« VA, DONNE TOUT AUX PAUVRES, PUIS VIENS, SUIS-MOI »
Seigneur Jésus, je fais mémoire ce matin de cette première fois où je t’entendis : « Si tu veux être parfait, va, vends tout ce que tu as et donne-le aux pauvres. Puis viens, suis-moi. » J’avais quinze ans. Ton regard de tendresse posé sur moi me bouleversait et, comme ce jeune homme, je me demandai si je serai capable un jour de tout quitter pour te suivre.
Entrant en Fraternité quelques années plus tard, je ne me doutais pas que le chemin ne faisait que commencer, que j’avais fait le plus facile.

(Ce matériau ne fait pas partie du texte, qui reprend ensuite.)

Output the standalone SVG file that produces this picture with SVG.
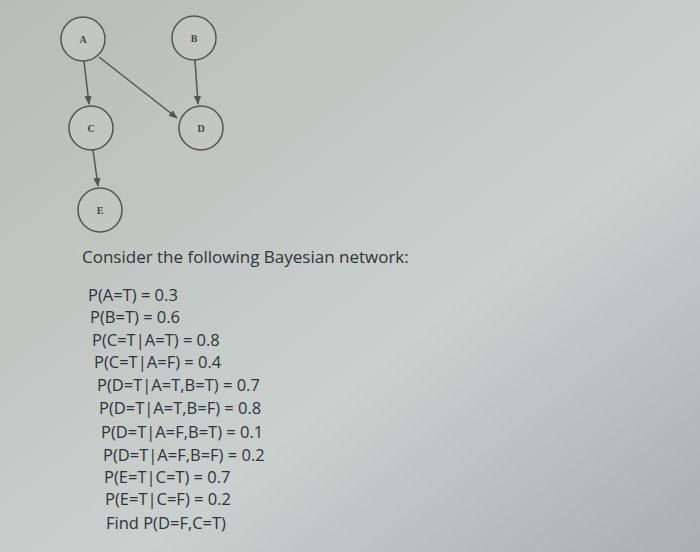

Bien sûr, j’étais prêt à faire bien des choses pour toi. Avec une infinie patience, tu m’as appris peu à peu qu’il s’agit moins de « faire » que de se « laisser faire ». Lent chemin de décentrement, de sortie de soi, pour simplement ouvrir mes mains de pauvre pour t’accueillir toi et me laisser conduire.
Quarante ans se sont écoulés depuis le premier appel, et voilà qu’il surgit de nouveau. Mais on n’a pas la même folie évangélique à cinquante ans qu’à quinze ! Les jeunes sont beaucoup plus généreux que les vieux ! Peut-être ont-ils moins à perdre ? C’est toute une vie qu’il me faut quitter désormais, tant d’habitudes et de sécurités.
Cet appel s’adresse bien sûr à chacun et chacune d’entre nous mais aussi au corps que nous formons, l’Église. Il y a tant de choses que nous ne voudrions pas entendre, cherchant à préserver coûte que coûte l’image d’une Église « sainte ». Et voilà que tu nous invites à quitter nos illusions pour ouvrir les yeux sur notre histoire blessée, à oser la vérité afin de retrouver le goût de l’Évangile. Comme est douloureuse cette prise de conscience que nos comportements sont d’abord un scandale pour les petits et les pauvres, parce qu’ils brisent leur confiance et les ferment à l’Évangile.
Il est facile et confortable de critiquer l’attitude des évêques ou du pape. N’est-ce pas là encore du cléricalisme, une manière de se désolidariser du corps qu’est l’Église, comme si nous, nous étions des « purs » face aux « autres » ?
Seigneur Jésus, le plus incroyable, c’est que tu ne renonces pas. Tu ne nous lâches pas. Sans te lasser tu renouvelles ton appel à nous laisser façonner par toi, à nous remettre en chemin. Comment peux-tu mettre une telle foi en nous ?
Seigneur Jésus, ce matin, je veux te demander la fougue de la jeunesse mais aussi la sagesse de celui qui sait qu’il ne peut compter sur ses propres forces et que tu es la seule vraie richesse.